(Saved data entries)
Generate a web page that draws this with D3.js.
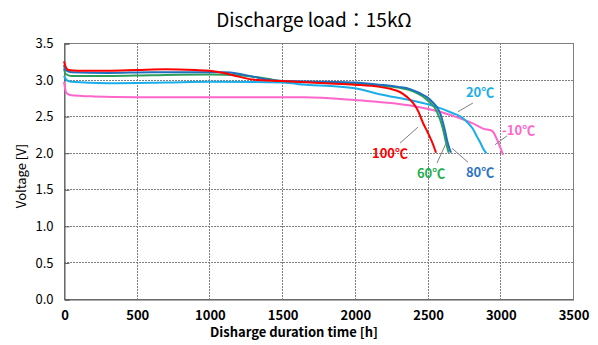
<!DOCTYPE html>
<html>
<head>
<meta charset="utf-8">
<style>
    body { margin: 0; background: #fff; }
    text { font-family: "Noto Sans CJK JP", "Liberation Sans", sans-serif; fill: #000; }
    .grid line { stroke: #7f7f7f; stroke-dasharray: 2,1; shape-rendering: crispEdges; }
    .tick-y { font-size: 13px; }
    .tick-x { font-size: 13px; font-weight: bold; }
    .curve { fill: none; stroke-width: 2; }
    .lbl { font-size: 13px; font-weight: bold; }
    .leader { stroke: #7f7f7f; stroke-width: 1; }
</style>
<script src="https://d3js.org/d3.v7.min.js"></script>
</head>
<body>
<svg width="598" height="345"></svg>
<script>
// tick labels
var xTicks = [0, 500, 1000, 1500, 2000, 2500, 3000, 3500];
var yTicks = [0, 0.5, 1.0, 1.5, 2.0, 2.5, 3.0, 3.5];

// discharge curves (time [h], voltage [V])
var t100 = [0, 10, 30, 100, 300, 500, 700, 900, 1000, 1100, 1200, 1300, 1500, 1800, 2000, 2170, 2250, 2310, 2360, 2400, 2435, 2468, 2503, 2530, 2551, 2558];
var v100 = [3.25, 3.18, 3.13, 3.12, 3.12, 3.13, 3.14, 3.13, 3.12, 3.09, 3.04, 3.00, 2.98, 2.95, 2.93, 2.90, 2.87, 2.83, 2.76, 2.68, 2.57, 2.41, 2.27, 2.15, 2.04, 2.00];

var t80 = [0, 10, 50, 300, 600, 1000, 1100, 1200, 1300, 1400, 1500, 1800, 2000, 2170, 2300, 2380, 2440, 2496, 2535, 2565, 2590, 2606, 2620, 2634, 2650, 2662];
var v80 = [3.20, 3.13, 3.10, 3.09, 3.10, 3.10, 3.10, 3.08, 3.04, 3.00, 2.98, 2.97, 2.96, 2.93, 2.90, 2.87, 2.82, 2.76, 2.69, 2.62, 2.52, 2.41, 2.30, 2.17, 2.06, 2.00];

var t60 = [0, 10, 50, 300, 600, 1000, 1200, 1300, 1400, 1500, 1800, 2000, 2170, 2300, 2370, 2430, 2480, 2520, 2550, 2575, 2595, 2610, 2622, 2635, 2645];
var v60 = [3.15, 3.08, 3.05, 3.05, 3.06, 3.07, 3.06, 3.04, 3.01, 2.98, 2.96, 2.95, 2.92, 2.89, 2.86, 2.81, 2.75, 2.68, 2.61, 2.51, 2.40, 2.29, 2.18, 2.07, 2.00];

var t20 = [0, 20, 50, 300, 700, 1000, 1500, 1600, 2000, 2170, 2400, 2540, 2675, 2730, 2771, 2810, 2840, 2865, 2881, 2905];
var v20 = [3.05, 2.99, 2.97, 2.95, 2.96, 2.97, 2.96, 2.94, 2.88, 2.80, 2.71, 2.64, 2.54, 2.49, 2.42, 2.33, 2.22, 2.13, 2.06, 1.99];

var tm10 = [0, 15, 40, 200, 500, 1000, 1500, 1650, 2000, 2400, 2585, 2723, 2812, 2881, 2943, 2984, 3019];
var vm10 = [2.97, 2.82, 2.79, 2.77, 2.76, 2.76, 2.76, 2.76, 2.72, 2.64, 2.56, 2.47, 2.40, 2.33, 2.30, 2.15, 1.97];

var seriesNames = ["-10℃", "20℃", "60℃", "80℃", "100℃"];
var seriesT = [tm10, t20, t60, t80, t100];
var seriesV = [vm10, v20, v60, v80, v100];
var seriesColor = ["#ff66cc", "#19aeea", "#2e9e5b", "#1f6fbf", "#ff0000"];

// label anchors in data units: text position and leader line ends
var labelT = [3012, 2764, 2427, 2764, 2118];
var labelV = [2.24, 2.76, 1.65, 1.67, 1.93];
var leaderT1 = [3046, 2812, 2627, 2668, 2434];
var leaderV1 = [2.23, 2.68, 2.13, 2.06, 2.35];
var leaderT2 = [2964, 2709, 2565, 2778, 2310];
var leaderV2 = [2.11, 2.56, 1.86, 1.87, 2.13];
var labelColor = ["#ff66cc", "#19aeea", "#1fae4f", "#2e75c0", "#ff0000"];

var svg = d3.select("svg");
var pl = 64, pr = 573, pt = 43, pb = 299;

var x = d3.scaleLinear().domain([0, 3500]).range([pl, pr]);
var y = d3.scaleLinear().domain([0, 3.5]).range([pb, pt]);

// title
svg.append("text")
   .attr("x", 314).attr("y", 27)
   .attr("text-anchor", "middle")
   .style("font-size", "19px")
   .text("Discharge load：15kΩ");

// gridlines
var grid = svg.append("g").attr("class", "grid");
grid.selectAll(".gx").data(xTicks.slice(1, -1)).enter().append("line")
    .attr("x1", d => Math.round(x(d)) + 0.5).attr("x2", d => Math.round(x(d)) + 0.5)
    .attr("y1", pt).attr("y2", pb);
grid.selectAll(".gy").data(yTicks.slice(1, -1)).enter().append("line")
    .attr("x1", pl).attr("x2", pr)
    .attr("y1", d => Math.round(y(d)) + 0.5).attr("y2", d => Math.round(y(d)) + 0.5);

// frame
svg.append("rect")
   .attr("x", pl + 0.5).attr("y", pt + 0.5)
   .attr("width", pr - pl).attr("height", pb - pt)
   .attr("fill", "none").attr("stroke", "#7f7f7f");

// axes
var yAxis = d3.axisLeft(y).tickValues(yTicks).tickSize(-5).tickPadding(11).tickFormat(d3.format(".1f"));
var gy = svg.append("g").attr("transform", "translate(" + (pl + 0.5) + ",0.5)").call(yAxis);
gy.select(".domain").attr("stroke", "#595959");
gy.selectAll(".tick line").attr("stroke", "#595959");
gy.selectAll("text").attr("class", "tick-y").attr("fill", "#000");

var xAxis = d3.axisBottom(x).tickValues(xTicks).tickSize(0).tickPadding(11).tickFormat(d3.format("d"));
var gx = svg.append("g").attr("transform", "translate(0.5," + (pb + 0.5) + ")").call(xAxis);
gx.select(".domain").attr("stroke", "#595959");
gx.selectAll("text").attr("class", "tick-x").attr("fill", "#000");

// axis titles
svg.append("text")
   .attr("x", 294).attr("y", 337)
   .attr("text-anchor", "middle")
   .style("font-size", "13px").style("font-weight", "bold")
   .text("Disharge duration time [h]");

svg.append("text")
   .attr("transform", "translate(26,176) rotate(-90)")
   .attr("text-anchor", "middle")
   .style("font-size", "13px")
   .text("Voltage [V]");

// curves
var line = d3.line()
    .x(d => x(d[0]))
    .y(d => y(d[1]))
    .curve(d3.curveMonotoneX);

seriesNames.forEach(function(name, i) {
    var pts = seriesT[i].map((t, j) => [t, seriesV[i][j]]);
    svg.append("path")
       .attr("class", "curve")
       .attr("stroke", seriesColor[i])
       .attr("stroke-width", i === 4 ? 2.5 : 2)
       .attr("d", line(pts));
});

// labels with leader lines
seriesNames.forEach(function(name, i) {
    svg.append("line")
       .attr("class", "leader")
       .attr("x1", x(leaderT1[i])).attr("y1", y(leaderV1[i]))
       .attr("x2", x(leaderT2[i])).attr("y2", y(leaderV2[i]));
    svg.append("text")
       .attr("class", "lbl")
       .attr("x", x(labelT[i])).attr("y", y(labelV[i]))
       .style("fill", labelColor[i])
       .text(name);
});
</script>
</body>
</html>
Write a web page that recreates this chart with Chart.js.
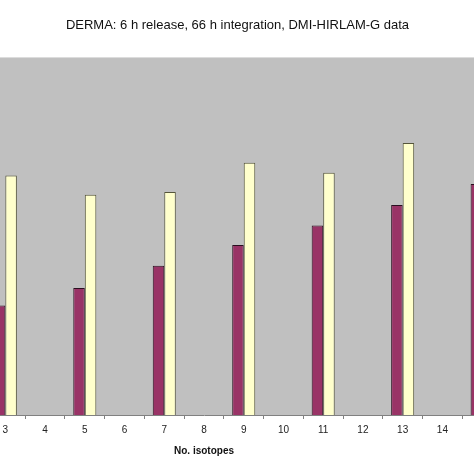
<!DOCTYPE html>
<html>
<head>
<meta charset="utf-8">
<script src="https://cdn.jsdelivr.net/npm/chart.js@4/dist/chart.umd.min.js"></script>
<style>
  html, body { margin: 0; padding: 0; background: #fff; overflow: hidden; }
  body { width: 474px; height: 474px; position: relative; }
  #wrap { position: absolute; left: -94px; top: 0; width: 663px; height: 474px; }
</style>
</head>
<body>
<div id="wrap"><canvas id="chartDerma"></canvas></div>
<script>
// number of isotopes (x categories)
const isotopes = ['1', '2', '3', '4', '5', '6', '7', '8', '9', '10', '11', '12', '13', '14', '15'];
// (arbitrary units, plot top = 100)
const seriesA = [25, null, 30.7, null, 35.6, null, 41.9, null, 47.7, null, 53.2, null, 58.9, null, 64.8];
const seriesB = [66, null, 67.2, null, 61.8, null, 62.6, null, 70.8, null, 68.0, null, 76.3, null, 78];

const plotBackground = {
    id: 'plotBackground',
    beforeDraw(chart) {
        const { ctx, chartArea: a } = chart;
        ctx.save();
        ctx.fillStyle = '#c0c0c0';
        ctx.fillRect(a.left, a.top, a.right - a.left, a.bottom - a.top);
        ctx.strokeStyle = '#a8a8a8';
        ctx.lineWidth = 1;
        ctx.beginPath();
        ctx.moveTo(a.left, a.top - 0.5);
        ctx.lineTo(a.right, a.top - 0.5);
        ctx.stroke();
        ctx.restore();
    }
};

const ctx = document.getElementById('chartDerma');
new Chart(ctx, {
    type: 'bar',
    data: {
        labels: isotopes,
        datasets: [{
            label: 'A',
            data: seriesA,
            backgroundColor: '#993366',
            borderColor: '#2a1020',
            borderWidth: 1
        }, {
            label: 'B',
            data: seriesB,
            backgroundColor: '#ffffcc',
            borderColor: '#55553a',
            borderWidth: 1
        }]
    },
    options: {
        responsive: true,
        maintainAspectRatio: false,
        animation: false,
        datasets: {
            bar: {
                categoryPercentage: 0.58,
                barPercentage: 1.0
            }
        },
        layout: {
            padding: { left: 0, right: 0, top: 0, bottom: 17 }
        },
        plugins: {
            legend: { display: false },
            tooltip: { enabled: false },
            title: {
                display: true,
                text: 'DERMA: 6 h release, 66 h integration, DMI-HIRLAM-G data',
                color: '#111',
                font: { family: 'Liberation Sans, Arial, sans-serif', size: 13, weight: 'normal' },
                padding: { top: 18, bottom: 25 }
            }
        },
        scales: {
            y: {
                display: false,
                min: 0,
                max: 100
            },
            // empty right-hand space of the original chart
            yRight: {
                type: 'linear',
                position: 'right',
                display: true,
                min: 0,
                max: 100,
                grid: { display: false },
                border: { display: false },
                ticks: { display: false },
                afterFit(scale) { scale.width = 67; }
            },
            x: {
                offset: true,
                border: { display: true, color: '#808080', width: 1 },
                grid: {
                    offset: true,
                    drawOnChartArea: false,
                    drawTicks: true,
                    tickLength: 4,
                    color: '#808080'
                },
                ticks: {
                    color: '#222',
                    padding: 5,
                    maxRotation: 0,
                    autoSkip: false,
                    font: { family: 'Liberation Sans, Arial, sans-serif', size: 10 }
                },
                title: {
                    display: true,
                    text: 'No. isotopes',
                    color: '#111',
                    padding: { top: 4, bottom: 0 },
                    font: { family: 'Liberation Sans, Arial, sans-serif', size: 10, weight: 'bold' }
                }
            }
        }
    },
    plugins: [plotBackground]
});
</script>
</body>
</html>
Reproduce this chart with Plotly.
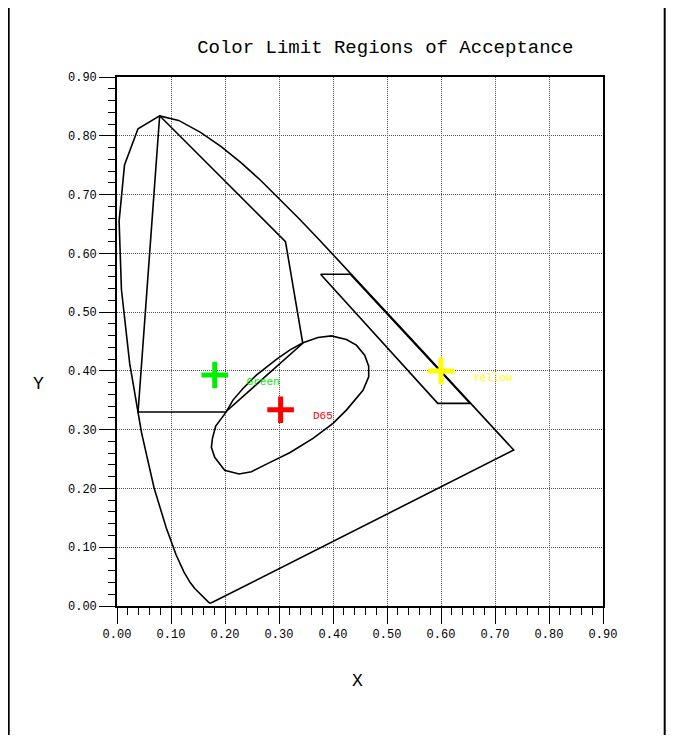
import plotly.graph_objects as go

# Spectral locus (closed by the purple line)
locus_x = [0.1741, 0.1733, 0.1714, 0.1689, 0.1644, 0.1611, 0.1566, 0.1510, 0.1440, 0.1355,
           0.1241, 0.1096, 0.0913, 0.0687, 0.0454, 0.0235, 0.0082, 0.0039, 0.0139, 0.0389,
           0.0790, 0.1142, 0.1547, 0.1929, 0.2296, 0.2658, 0.3016, 0.3373, 0.3731, 0.4087,
           0.4441, 0.4788, 0.5125, 0.5448, 0.5752, 0.6029, 0.6270, 0.6482, 0.6658, 0.6801,
           0.6915, 0.7006, 0.7079, 0.7140, 0.7190, 0.7230, 0.7260, 0.7300, 0.7334, 0.7347,
           0.1741]
locus_y = [0.0050, 0.0048, 0.0051, 0.0069, 0.0109, 0.0138, 0.0177, 0.0227, 0.0297, 0.0399,
           0.0578, 0.0868, 0.1327, 0.2007, 0.2950, 0.4127, 0.5384, 0.6548, 0.7502, 0.8120,
           0.8338, 0.8262, 0.8059, 0.7816, 0.7543, 0.7243, 0.6923, 0.6589, 0.6245, 0.5896,
           0.5547, 0.5202, 0.4866, 0.4544, 0.4242, 0.3965, 0.3725, 0.3514, 0.3340, 0.3197,
           0.3083, 0.2993, 0.2920, 0.2859, 0.2809, 0.2770, 0.2740, 0.2700, 0.2666, 0.2653,
           0.0050]

# Green acceptance region
green_x = [0.079, 0.312, 0.344, 0.201, 0.039, 0.079]
green_y = [0.834, 0.620, 0.447, 0.330, 0.330, 0.834]

# Yellow acceptance region
yellow_x = [0.377, 0.432, 0.654, 0.594, 0.377]
yellow_y = [0.5645, 0.5645, 0.3447, 0.3447, 0.5645]

# D65 (white) acceptance region
d65_x = [0.2013, 0.1828, 0.1767, 0.1748, 0.1809, 0.1994, 0.2259, 0.2489, 0.2796, 0.3198,
         0.3630, 0.4000, 0.4248, 0.4556, 0.4661, 0.4661, 0.4587, 0.4433, 0.4248, 0.3970,
         0.3722, 0.3444, 0.3198, 0.2952, 0.2581, 0.2333, 0.2148, 0.2013]
d65_y = [0.329, 0.306, 0.285, 0.270, 0.253, 0.231, 0.2245, 0.2284, 0.2426, 0.2607,
         0.2852, 0.3107, 0.3333, 0.367, 0.390, 0.408, 0.4268, 0.4438, 0.4535, 0.4596,
         0.4569, 0.4477, 0.4353, 0.4195, 0.3928, 0.370, 0.3503, 0.329]

# Reference points
point_names = ["Green", "D65", "Yellow"]
point_x = [0.181, 0.303, 0.600]
point_y = [0.393, 0.334, 0.400]
point_colors = ["#00ee00", "#ff0000", "#ffff00"]
label_x = [0.240, 0.363, 0.659]
label_y = [0.380, 0.322, 0.387]

FONT = "Liberation Mono"

# page body has an 8px margin: figure pixel = window pixel - 8
W, H = 658, 727
L, T, PW, PH = 109.3, 68.7, 486.0, 529.3

fig = go.Figure()
for xs, ys in [(locus_x, locus_y), (green_x, green_y), (yellow_x, yellow_y), (d65_x, d65_y)]:
    fig.add_trace(go.Scatter(x=xs, y=ys, mode="lines",
                             line=dict(color="black", width=1.6),
                             hoverinfo="skip"))

fig.add_trace(go.Scatter(
    x=point_x, y=point_y, mode="markers",
    marker=dict(symbol="cross-thin", size=19,
                line=dict(color=point_colors, width=5)),
    hoverinfo="skip"))

fig.add_trace(go.Scatter(
    x=label_x, y=label_y, mode="text", text=point_names,
    textposition="middle right",
    textfont=dict(family=FONT, size=11, color=point_colors),
    hoverinfo="skip"))

tick_vals = [i / 10 for i in range(10)]
tick_text = ["%.2f" % v for v in tick_vals]

axis_common = dict(
    range=[0, 0.9],
    tickvals=tick_vals, ticktext=tick_text,
    ticks="outside", ticklen=16, tickwidth=1.3, tickcolor="black",
    showline=True, linecolor="black", linewidth=1.6, mirror=True,
    showgrid=True, gridcolor="#555555", griddash="1px,1px", gridwidth=1,
    zeroline=False,
    tickfont=dict(family=FONT, size=12, color="black"),
    minor=dict(dtick=0.02, ticks="outside", ticklen=7, tickwidth=1.2,
               tickcolor="black", showgrid=False),
    fixedrange=True,
)

fig.update_layout(
    width=W, height=H,
    margin=dict(l=109, r=W - 109 - 486, t=69, b=H - 69 - 529),
    paper_bgcolor="white", plot_bgcolor="white",
    showlegend=False,
    title=dict(text="Color Limit Regions of Acceptance",
               font=dict(family=FONT, size=19, color="black"),
               x=0.552, xref="paper", xanchor="center",
               y=1 - 38 / H, yref="container", yanchor="middle"),
    xaxis=dict(**axis_common),
    yaxis=dict(**axis_common),
)

fig.add_annotation(text="X", x=(350 - L) / PW, y=(T + PH - 673) / PH,
                   xref="paper", yref="paper", showarrow=False,
                   xanchor="center", yanchor="middle",
                   font=dict(family=FONT, size=18, color="black"))
fig.add_annotation(text="Y", x=(31 - L) / PW, y=(T + PH - 376) / PH,
                   xref="paper", yref="paper", showarrow=False,
                   xanchor="center", yanchor="middle",
                   font=dict(family=FONT, size=18, color="black"))

for px in [1, 657]:
    xp = (px - L) / PW
    fig.add_shape(type="line", xref="paper", yref="paper",
                  x0=xp, x1=xp, y0=-0.3, y1=1.2,
                  line=dict(color="black", width=2))

fig.write_html("out.html")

### Work required
Looking at the entries above, say how many lines contain the word "page". Only the number is wanted.

### The output
3